Peraturan Pemerintah (PP) No. 64 Tahun 2016 tentang pembangunan perumahan masyarakat berpenghasilan rendah (MBR) sebagai aturan teknis dari UU No. 1/2011 tentang Perumahan dan Kawasan Permukiman (PKP) dinilai Indonesia Property Watch masih belum sepenuhnya memberikan kemudahan bagi para pengembang MBR.
Di satu sisi Indonesia Property Watch mengapresiasi keluarnya PP tersebut meskipun telah lama ditunggu sejak UU No. 1/2011 dikeluarkan. Sebanyak 60 perizinan untuk pembangunan rumah MBR melalui PP ini dipangkas menjadi 22 izin. Namun di sisi lain, Indonesia Property Watch menyoal masalah ketentuan bahwa pengembang MBR harus juga dilengkapi pengembang MBR. Dalam pasal 17 disebutkan Badan Hukum mengajukan penerbitan Sertifikat Laik Fungsi (SLF) untuk seluruh atau sebagian Rumah MBR, Prasarana, Sarana, dan Utilitas Umum Perumahan MBR yang berbentuk bangunan gedung sesuai dengan hasil pemeriksaan kelaikan fungsi bangunan gedung kepada PTSP.
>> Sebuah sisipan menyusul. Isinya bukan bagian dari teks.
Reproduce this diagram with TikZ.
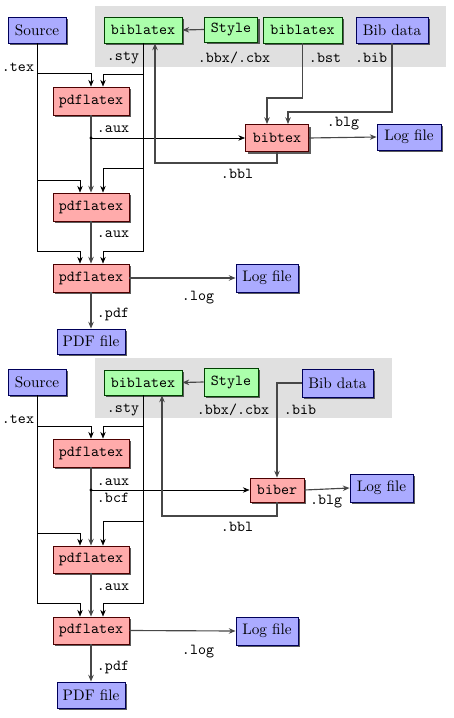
\documentclass[tikz,border=0pt]{standalone}
\usetikzlibrary{shadows,calc,arrows.meta}
\begin{document}
\begin{tikzpicture}[x=0.656pt,y=-0.656pt,
  >={Stealth[length=4.4pt,width=3.6pt]},
  sz/.style 2 args={minimum width=#1*0.656pt, minimum height=#2*0.656pt},
  box/.style={draw, semithick, inner sep=0pt,
    drop shadow={shadow xshift=1.6pt, shadow yshift=-1.6pt, fill=black!75, opacity=0.85}},
  redbox/.style={box, fill=red!33, draw=red!30!black, font=\ttfamily},
  grbox/.style={box, fill=green!33, draw=green!25!black, font=\ttfamily},
  bubox/.style={box, fill=blue!33, draw=blue!35!black},
  lbl/.style={font=\ttfamily, inner sep=0pt},
  gr/.style={draw=black!72, line width=0.75pt},
  bl/.style={draw=black, thin},
  bg/.style={fill=black!12, draw=none},
  dot/.style={fill=black}]
\useasboundingbox (0,0) rectangle (453,718);
% ---------------- top diagram ----------------
\fill[bg] (95,6) rectangle (446,67);
\node[bubox, sz={58}{26}] (src1) at (37,30) {Source};
\node[grbox, sz={78}{26}] (bl1) at (143,30) {biblatex};
\node[grbox, sz={53}{25}] (sty1) at (231,29.5) {Style};
\node[grbox, sz={79}{26}] (bst1) at (302.5,30) {biblatex};
\node[bubox, sz={72}{26}] (bib1) at (392,30) {Bib data};
\node[redbox, sz={76}{28}] (pdf1a) at (91,101) {pdflatex};
\node[redbox, sz={63}{27}] (bibtex) at (277,138) {bibtex};
\node[bubox, sz={64}{26}] (log1) at (409,137) {Log file};
\node[redbox, sz={76}{28}] (pdf1b) at (91,207) {pdflatex};
\node[redbox, sz={76}{28}] (pdf1c) at (91,278) {pdflatex};
\node[bubox, sz={62}{28}] (log1b) at (267,278) {Log file};
\node[bubox, sz={68}{25}] (pdffile1) at (91,341.5) {PDF file};

\node[lbl] (l1) at (123,58) {.sty};
\node[lbl] (l2) at (234,58) {.bbx/.cbx};
\node[lbl] (l3) at (325,58) {.bst};
\node[lbl] (l4) at (371,58) {.bib};
\node[lbl] (l5) at (18,67) {.tex};
\node[lbl] (l6) at (113,129) {.aux};
\node[lbl] (l7) at (343,124) {.blg};
\node[lbl] (l8) at (237,174) {.bbl};
\node[lbl] (l9) at (113,234) {.aux};
\node[lbl] (l10) at (198,298) {.log};
\node[lbl] (l11) at (113,314) {.pdf};

% source lines
\draw[bl,->] (src1.south) -- (37,251) -- (80,251) -- ($(pdf1c.north)+(-11,0)$);
\draw[bl,->] (37,73) -- (91,73) -- (pdf1a.north);
\draw[bl,->] (37,180) -- (80,180) -- ($(pdf1b.north)+(-11,0)$);
% sty lines
\draw[bl,->] (bl1.south) -- (143,251) -- (103,251) -- ($(pdf1c.north)+(12,0)$);
\draw[bl,->] (143,74) -- (103,74) -- ($(pdf1a.north)+(12,0)$);
\draw[bl,->] (143,168) -- (103,168) -- ($(pdf1b.north)+(12,0)$);
% main chain
\draw[gr,->] (pdf1a.south) -- (pdf1b.north);
\coordinate (d1) at (91,138);
\fill[dot] (d1) circle (1.7);
\draw[bl,->] (d1) -- (bibtex.west);
\draw[gr,->] (pdf1b.south) -- (pdf1c.north);
\draw[gr,->] (pdf1c.south) -- (pdffile1.north);
\draw[gr,->] (pdf1c.east) -- (log1b.west);
\draw[gr,->] (bibtex.east) -- (log1.west);
\draw[gr,->] (bibtex.south) -- (277,163) -- (155,163) -- ($(bl1.south)+(12,0)$);
\draw[gr,->] (bst1.south) -- (302.5,98) -- (267,98) -- ($(bibtex.north)+(-10,0)$);
\draw[gr,->] (bib1.south) -- (392,112) -- (288,112) -- ($(bibtex.north)+(11,0)$);
\draw[gr,->] (sty1.west) -- (bl1.east);

% ---------------- bottom diagram ----------------
\fill[bg] (95,358) rectangle (392,418);
\node[bubox, sz={58}{26}] (src2) at (37,382) {Source};
\node[grbox, sz={78}{25}] (bl2) at (143,382.5) {biblatex};
\node[grbox, sz={54}{28}] (sty2) at (231,382) {Style};
\node[bubox, sz={71}{28}] (bib2) at (337.5,383) {Bib data};
\node[redbox, sz={76}{28}] (pdf2a) at (91,453) {pdflatex};
\node[redbox, sz={54}{24}] (biber) at (277,490) {biber};
\node[bubox, sz={63}{28}] (log2) at (381.5,488) {Log file};
\node[redbox, sz={76}{27}] (pdf2b) at (91,559.5) {pdflatex};
\node[redbox, sz={76}{27}] (pdf2c) at (91,630.5) {pdflatex};
\node[bubox, sz={62}{28}] (log2b) at (267,631) {Log file};
\node[bubox, sz={68}{26}] (pdffile2) at (91,695) {PDF file};

\node[lbl] (m1) at (123,410) {.sty};
\node[lbl] (m2) at (233,410) {.bbx/.cbx};
\node[lbl] (m3) at (300,410) {.bib};
\node[lbl] (m4) at (18,419) {.tex};
\node[lbl] (m5) at (113,482) {.aux};
\node[lbl] (m6) at (113,498) {.bcf};
\node[lbl] (m7) at (326,502) {.blg};
\node[lbl] (m8) at (237,527) {.bbl};
\node[lbl] (m9) at (113,587) {.aux};
\node[lbl] (m10) at (198,652) {.log};
\node[lbl] (m11) at (113,667) {.pdf};

% source lines
\draw[bl,->] (src2.south) -- (37,603) -- (80,603) -- ($(pdf2c.north)+(-11,0)$);
\draw[bl,->] (37,426) -- (91,426) -- (pdf2a.north);
\draw[bl,->] (37,533) -- (80,533) -- ($(pdf2b.north)+(-11,0)$);
% sty lines
\draw[bl,->] (bl2.south) -- (143,603) -- (103,603) -- ($(pdf2c.north)+(12,0)$);
\draw[bl,->] (143,426) -- (103,426) -- ($(pdf2a.north)+(12,0)$);
\draw[bl,->] (143,521) -- (103,521) -- ($(pdf2b.north)+(12,0)$);
% main chain
\draw[gr,->] (pdf2a.south) -- (pdf2b.north);
\coordinate (d2) at (91,490);
\fill[dot] (d2) circle (1.7);
\draw[bl,->] (d2) -- (biber.west);
\draw[gr,->] (pdf2b.south) -- (pdf2c.north);
\draw[gr,->] (pdf2c.south) -- (pdffile2.north);
\draw[gr,->] (pdf2c.east) -- (log2b.west);
\draw[gr,->] (biber.east) -- (log2.west);
\draw[gr,->] (biber.south) -- (277,516) -- (162,516) -- ($(bl2.south)+(19,0)$);
\draw[gr,->] (bib2.west) -- (277,383) -- (biber.north);
\draw[gr,->] (sty2.west) -- (bl2.east);
\end{tikzpicture}
\end{document}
“Hal ini saya rasa terlalu mengada-ada dan membuat birokrasi malah bertambah panjang di saat kita sedang ingin memangkas birokrasi. Rumah MBR tidak seharusnya mempunyai SLF seperti bangunan bertingkat lainnya. Harusnya bisa lebih sederhana tanpa mengurangi kualitas bangunan yang ada,” kritik Ali Tranghanda, CEO Indonesia Property Watch.
SLF biasanya digunakan untuk bangunan tinggi karena banyak unsur terkait disana, berbeda dengan rumah MBR yang tidak perlu sampai SLF. “Selain itu juga dengan pengajuan ke Pelayanan Terpadu Satu Pintu (PTSP) di daerah, maka pintu biaya-biaya siluman berpotensi untuk tumbuh lagi. Dan yang penting lagi banyak perangkat pemda yang belum sepenuhnya memahami aturan ini,” lanjut Ali.
Karenya pemerintah pusat harus dapat memastikan ketersediaan sumber daya manusia di daerah dengan melakukan sosialisasi mengenai hal ini. Banyak pemda saat ini masih belum sepenuhnya menempatkan perumahan MBR sebagai sektor prioritas yang sebenarnya dapat meningkatkan pendapatan investasi daerah.
Indonesia Property Watch menyayangkan banyaknya aturan yang tidak sinkron satu dengan yang lainnya. Seharusnya pemerintah dapat lebih tanggap mengenai hal ini jangan sampai aturan yang ada malah memberatkan para pengembang MBR.